* begin Available data *

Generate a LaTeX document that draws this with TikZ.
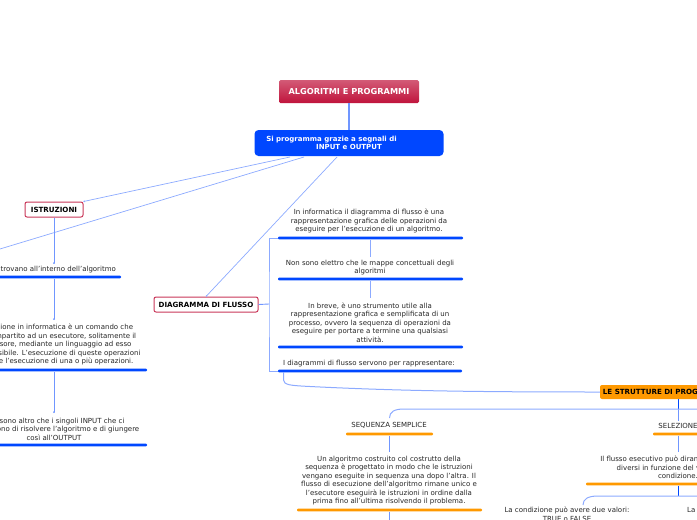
\documentclass[tikz,border=0pt]{standalone}
\usepackage{fontspec}
\setmainfont{DejaVu Sans}
\usetikzlibrary{arrows.meta}
\definecolor{mapblue}{RGB}{0, 71, 255}
\definecolor{linkblue}{RGB}{140, 170, 255}
\definecolor{maporange}{RGB}{255, 153, 0}
\definecolor{mapred}{RGB}{192, 20, 60}
\tikzset{
    txt/.style={align=center, font=\fontsize{7}{8.5}\selectfont, text=black!85, inner sep=2pt},
    bluebar/.style={fill=mapblue, inner sep=0pt, minimum height=2.6pt, rounded corners=1pt},
    orangebar/.style={fill=maporange, inner sep=0pt, minimum height=2.6pt, rounded corners=1pt},
    redbox/.style={draw=mapred!85, fill=white, line width=1pt, rounded corners=2pt, inner sep=0pt,
        font=\fontsize{7.1}{8.5}\selectfont\bfseries, text=black},
    link/.style={draw=linkblue, line width=0.7pt},
    stem/.style={draw=linkblue!80!mapblue, line width=0.9pt},
    dot/.style={-{Circle[length=1.6pt]}}
}

\begin{document}
\begin{tikzpicture}[x=1pt, y=-1pt]
    \path[use as bounding box, clip] (0,0) rectangle (697,520);

    % Main boxes
    \node[top color=mapred!70!white, bottom color=mapred, rounded corners=1.5pt, minimum width=140pt, minimum height=23pt,
        inner sep=0pt, text=white, font=\fontsize{8.2}{9}\selectfont\bfseries] (root) at (349,91.5) {ALGORITMI E PROGRAMMI};
    \node[fill=mapblue, rounded corners=4pt, minimum width=189pt, minimum height=26pt, inner sep=0pt, align=center,
        text=white, font=\fontsize{7}{8.5}\selectfont\bfseries] (signals) at (349,143) {Si programma grazie a segnali di\hspace*{35pt}\\INPUT e OUTPUT};
    \node[redbox, minimum width=58pt, minimum height=15pt] (instr) at (54,209.5) {ISTRUZIONI};
    \node[redbox, minimum width=104pt, minimum height=15pt] (flow) at (206,304.5) {DIAGRAMMA DI FLUSSO};
    \node[fill=maporange, rounded corners=2pt, minimum width=156pt, minimum height=14pt, inner sep=0pt,
        text=black, font=\fontsize{7.1}{8.5}\selectfont\bfseries] (structs) at (678,392) {LE STRUTTURE DI PROGRAMMAZIONE};

    % Left column
    \node[txt] (l1) at (54,269.5) {Si trovano all'interno dell'algoritmo};
    \node[bluebar, minimum width=134pt] (l1bar) at (54,277) {};
    \node[txt] (l2) at (54,344.5) {L'istruzione in informatica è un comando che\\viene impartito ad un esecutore, solitamente il\\processore, mediante un linguaggio ad esso\\comprensibile. L'esecuzione di queste operazioni\\prevede l'esecuzione di una o più operazioni.};
    \node[bluebar, minimum width=186pt] (l2bar) at (54,370) {};
    \node[txt] (l3) at (54,429) {Non sono altro che i singoli INPUT che ci\\permettono di risolvere l'algoritmo e di giungere\\così all'OUTPUT};
    \node[bluebar, minimum width=186pt] (l3bar) at (54,445) {};

    % Flow chart column
    \node[txt] (r1) at (369,221) {In informatica il diagramma di flusso è una\\rappresentazione grafica delle operazioni da\\eseguire per l'esecuzione di un algoritmo.};
    \node[bluebar, minimum width=185pt] (r1bar) at (370.5,238) {};
    \node[txt] (r2) at (370,267.5) {Non sono elettro che le mappe concettuali degli\\algoritmi};
    \node[bluebar, minimum width=185pt] (r2bar) at (370.5,279) {};
    \node[txt] (r3) at (370,322.5) {In breve, è uno strumento utile alla\\rappresentazione grafica e semplificata di un\\processo, ovvero la sequenza di operazioni da\\eseguire per portare a termine una qualsiasi\\attività.};
    \node[bluebar, minimum width=185pt] (r3bar) at (370.5,347) {};
    \node[txt] (r4) at (369,363.5) {I diagrammi di flusso servono per rappresentare:};
    \node[bluebar, minimum width=184pt] (r4bar) at (370,371) {};

    % Structures
    \node[txt] (seq) at (389,425.5) {SEQUENZA SEMPLICE};
    \node[orangebar, minimum width=87pt] (seqbar) at (389.5,434) {};
    \node[txt] (seqtext) at (389,480.5) {Un algoritmo costruito col costrutto della\\sequenza è progettato in modo che le istruzioni\\vengano eseguite in sequenza una dopo l'altra. Il\\flusso di esecuzione dell'algoritmo rimane unico e\\l'esecutore eseguirà le istruzioni in ordine dalla\\prima fino all'ultima risolvendo il problema.};
    \node[orangebar, minimum width=185pt] (seqtextbar) at (389.5,510) {};
    \node[txt] (sel) at (678,425.5) {SELEZIONE};
    \node[orangebar, minimum width=50pt] (selbar) at (678,434) {};
    \node[txt] (seltext) at (678,467.5) {Il flusso esecutivo può diramarsi in due rami\\diversi in funzione del verso di una\\condizione.};
    \node[orangebar, minimum width=184pt] (seltextbar) at (678,484) {};
    \node[txt] (cond) at (567,514) {La condizione può avere due valori:\\TRUE o FALSE};
    \node[txt, anchor=west] (cond2) at (685,509.5) {La condizione};

    % Free ends
    \coordinate (offleft) at (-10,252);
    \coordinate (offright) at (710,409);
    \coordinate (offcorner) at (710,496);
    \coordinate (fork) at (269,304);
    \coordinate (bendstart) at (283.5,372);
    \coordinate (seqend) at (389.5,530);

    % Connectors
    \draw[stem, line width=1.6pt] (root) -- (signals);
    \draw[link, dot] (290,157) -- (instr.north east);
    \draw[link] (304,157) -- (offleft);
    \draw[link, dot] (337,157) -- (flow.north);
    \draw[stem, dot] (instr) -- (l1.north);
    \draw[stem, dot] (l1bar) -- (54,320);
    \draw[stem, dot] (l2bar) -- (54,413);

    \draw[stem] (flow.east) -- (fork);
    \draw[link, line width=1pt] (r1bar.west) -| (fork) |- (r4bar.west);
    \draw[link] (r1bar) -- (370.5,257);
    \draw[link] (r2bar) -- (370.5,298);
    \draw[link, line width=1pt] (bendstart) -- (283.5,380) .. controls (284,385) and (290,385.5) .. (310,386.5)
        .. controls (400,391) and (480,392) .. (structs.west);

    \draw[stem, mapblue] (structs) -- (678,409);
    \draw[stem] (678,409) -- (sel.north);
    \draw[link, line width=1pt] (offright) -- (404,409) .. controls (394,409) and (389.5,412) .. (389.5,418);
    \draw[stem, line width=1.2pt] (seqbar) -- (389.5,452);
    \draw[stem, line width=1.2pt] (seqtextbar) -- (seqend);
    \draw[stem] (selbar) -- (678,452);
    \draw[stem, mapblue] (seltextbar) -- (678,496);
    \draw[link, line width=1pt] (offcorner) -- (598,496) .. controls (588,496) and (583,499) .. (583,505);
\end{tikzpicture}
\end{document}
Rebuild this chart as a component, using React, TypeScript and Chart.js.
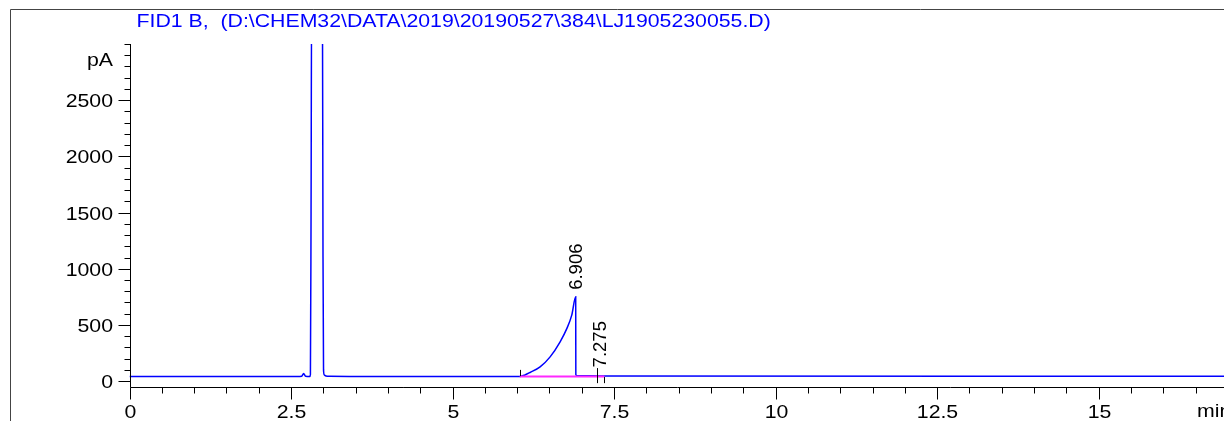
import React, { useEffect, useRef } from "react";
import { Chart, registerables } from "chart.js";

Chart.register(...registerables);

// ---- data ----
const titleText = "FID1 B,  (D:\\CHEM32\\DATA\\2019\\20190527\\384\\LJ1905230055.D)";
const yUnitLabel = "pA";
const xUnitLabel = "min";

const signalTimes = [
  0, 2.6, 2.665, 2.695, 2.725, 2.79, 2.8, 2.81, 2.82, 2.985, 2.995, 3.003,
  3.015, 3.04, 3.1, 3.4, 6.04, 6.12, 6.2, 6.355, 6.51, 6.665, 6.77, 6.845,
  6.906, 6.908, 6.93, 7.3, 16.94,
];
const signalValues = [
  42, 42, 44, 67, 44, 42, 60, 1500, 3600, 3600, 1100, 100,
  55, 46, 43, 42, 42, 55, 77, 127, 216, 350, 469, 587,
  750, 60, 48, 46, 44,
];

const integrationTimes = [6.04, 7.35];
const integrationValues = [40, 40];

const peakTimes = [6.906, 7.275];
const peakLabels = ["6.906", "7.275"];
const peakLabelLevels = [750, 60];

const markTimes = [6.04, 7.23, 7.35];
const markTops = [100, 116, 36];
const markBottoms = [44, -18, -18];

const xTickValues = [0, 2.5, 5, 7.5, 10, 12.5, 15];
const xTickLabels = ["0", "2.5", "5", "7.5", "10", "12.5", "15"];
const xMinorStep = 0.5;
const yTickValues = [0, 500, 1000, 1500, 2000, 2500];
const yTickLabels = ["0", "500", "1000", "1500", "2000", "2500"];
const yMinorStep = 100;

const xMin = 0;
const xMax = 16.94;
const yMin = -55;
const yMax = 3000;

const FONT = "18.5px 'Liberation Sans', Arial, sans-serif";
const SX = 1.15;

function drawText(
  ctx: CanvasRenderingContext2D,
  text: string,
  x: number,
  y: number,
  align: CanvasTextAlign,
  color: string
) {
  ctx.save();
  ctx.translate(x, y);
  ctx.scale(SX, 1);
  ctx.font = FONT;
  ctx.fillStyle = color;
  ctx.textAlign = align;
  ctx.textBaseline = "alphabetic";
  ctx.fillText(text, 0, 0);
  ctx.restore();
}

const decorPlugin = {
  id: "decor",
  afterDatasetsDraw(chart: any) {
    const ctx: CanvasRenderingContext2D = chart.ctx;
    const xs = chart.scales.x;
    const ys = chart.scales.y;
    const area = chart.chartArea;
    const W = chart.width;
    const H = chart.height;

    ctx.save();
    // frame
    ctx.strokeStyle = "#444";
    ctx.lineWidth = 1;
    ctx.beginPath();
    ctx.moveTo(10.5, H);
    ctx.lineTo(10.5, 9.5);
    ctx.lineTo(W, 9.5);
    ctx.stroke();

    // title
    drawText(ctx, titleText, 136.5, 26.5, "left", "#0000ff");

    // axes
    ctx.strokeStyle = "#000";
    ctx.lineWidth = 1;
    const ax = Math.round(area.left) + 0.5;
    const ay = Math.round(area.bottom) + 0.5;
    ctx.beginPath();
    ctx.moveTo(ax, Math.round(area.top));
    ctx.lineTo(ax, ay);
    ctx.lineTo(W, ay);
    ctx.stroke();

    // y ticks
    for (let v = yMinorStep; v <= yMax; v += yMinorStep) {
      if (yTickValues.includes(v)) continue;
      const py = Math.round(ys.getPixelForValue(v)) + 0.5;
      ctx.beginPath();
      ctx.moveTo(ax - 6, py);
      ctx.lineTo(ax, py);
      ctx.stroke();
    }
    yTickValues.forEach((v, i) => {
      const py = Math.round(ys.getPixelForValue(v)) + 0.5;
      ctx.beginPath();
      ctx.moveTo(ax - 12, py);
      ctx.lineTo(ax, py);
      ctx.stroke();
      drawText(ctx, yTickLabels[i], ax - 17.5, py + 6.6, "right", "#000");
    });
    drawText(ctx, yUnitLabel, ax - 17.5, 66, "right", "#000");

    // x ticks
    for (let v = xMinorStep; v <= xMax; v += xMinorStep) {
      const r = Math.round(v * 100) / 100;
      if (xTickValues.includes(r)) continue;
      const px = Math.round(xs.getPixelForValue(r)) + 0.5;
      ctx.beginPath();
      ctx.moveTo(px, ay);
      ctx.lineTo(px, ay + 6);
      ctx.stroke();
    }
    xTickValues.forEach((v, i) => {
      const px = Math.round(xs.getPixelForValue(v)) + 0.5;
      ctx.beginPath();
      ctx.moveTo(px, ay);
      ctx.lineTo(px, ay + 12);
      ctx.stroke();
      drawText(ctx, xTickLabels[i], px, 417.5, "center", "#000");
    });
    drawText(ctx, xUnitLabel, 1197, 417, "left", "#000");

    // integration marks
    markTimes.forEach((t, i) => {
      const px = Math.round(xs.getPixelForValue(t)) + 0.5;
      ctx.beginPath();
      ctx.moveTo(px, ys.getPixelForValue(markTops[i]));
      ctx.lineTo(px, ys.getPixelForValue(markBottoms[i]));
      ctx.stroke();
    });

    // peak labels (rotated)
    peakTimes.forEach((t, i) => {
      const px = xs.getPixelForValue(t);
      const py = ys.getPixelForValue(peakLabelLevels[i]);
      ctx.save();
      ctx.translate(px + 6.6, py - 7);
      ctx.rotate(-Math.PI / 2);
      ctx.font = FONT;
      ctx.fillStyle = "#000";
      ctx.textAlign = "left";
      ctx.textBaseline = "alphabetic";
      ctx.fillText(peakLabels[i], 0, 0);
      ctx.restore();
    });
    ctx.restore();
  },
};

export default function App() {
  const ref = useRef<HTMLCanvasElement | null>(null);
  useEffect(() => {
    if (!ref.current) return;
    const chart = new Chart(ref.current, {
      type: "line",
      data: {
        datasets: [
          {
            data: integrationTimes.map((t, i) => ({ x: t, y: integrationValues[i] })),
            borderColor: "rgb(255,40,255)",
            borderWidth: 2,
            pointRadius: 0,
            tension: 0,
            order: 0,
          },
          {
            data: signalTimes.map((t, i) => ({ x: t, y: signalValues[i] })),
            borderColor: "rgb(0,0,255)",
            borderWidth: 1.5,
            pointRadius: 0,
            cubicInterpolationMode: "monotone",
            order: 1,
          },
        ],
      },
      options: {
        responsive: false,
        animation: false,
        devicePixelRatio: 1,
        layout: { padding: { left: 129.5, top: 44, right: 0, bottom: 33.7 } },
        scales: {
          x: { type: "linear", display: false, min: xMin, max: xMax },
          y: { type: "linear", display: false, min: yMin, max: yMax },
        },
        plugins: { legend: { display: false }, tooltip: { enabled: false } },
        events: [],
      },
      plugins: [decorPlugin],
    } as any);
    return () => chart.destroy();
  }, []);
  return (
    <div style={{ position: "absolute", left: 0, top: 0, width: 1224, height: 421, background: "#fff", overflow: "hidden" }}>
      <canvas ref={ref} width={1224} height={421} style={{ display: "block" }} />
    </div>
  );
}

* end Available data *

**What this task involves**
Start at the top of the entries and repeat each line exactly, ending at the line that contains "(0,0) rectangle (697,520);". Pictures are not part of the copy.

**Task solution**
Generate a LaTeX document that draws this with TikZ.
\documentclass[tikz,border=0pt]{standalone}
\usepackage{fontspec}
\setmainfont{DejaVu Sans}
\usetikzlibrary{arrows.meta}
\definecolor{mapblue}{RGB}{0, 71, 255}
\definecolor{linkblue}{RGB}{140, 170, 255}
\definecolor{maporange}{RGB}{255, 153, 0}
\definecolor{mapred}{RGB}{192, 20, 60}
\tikzset{
    txt/.style={align=center, font=\fontsize{7}{8.5}\selectfont, text=black!85, inner sep=2pt},
    bluebar/.style={fill=mapblue, inner sep=0pt, minimum height=2.6pt, rounded corners=1pt},
    orangebar/.style={fill=maporange, inner sep=0pt, minimum height=2.6pt, rounded corners=1pt},
    redbox/.style={draw=mapred!85, fill=white, line width=1pt, rounded corners=2pt, inner sep=0pt,
        font=\fontsize{7.1}{8.5}\selectfont\bfseries, text=black},
    link/.style={draw=linkblue, line width=0.7pt},
    stem/.style={draw=linkblue!80!mapblue, line width=0.9pt},
    dot/.style={-{Circle[length=1.6pt]}}
}

\begin{document}
\begin{tikzpicture}[x=1pt, y=-1pt]
    \path[use as bounding box, clip] (0,0) rectangle (697,520);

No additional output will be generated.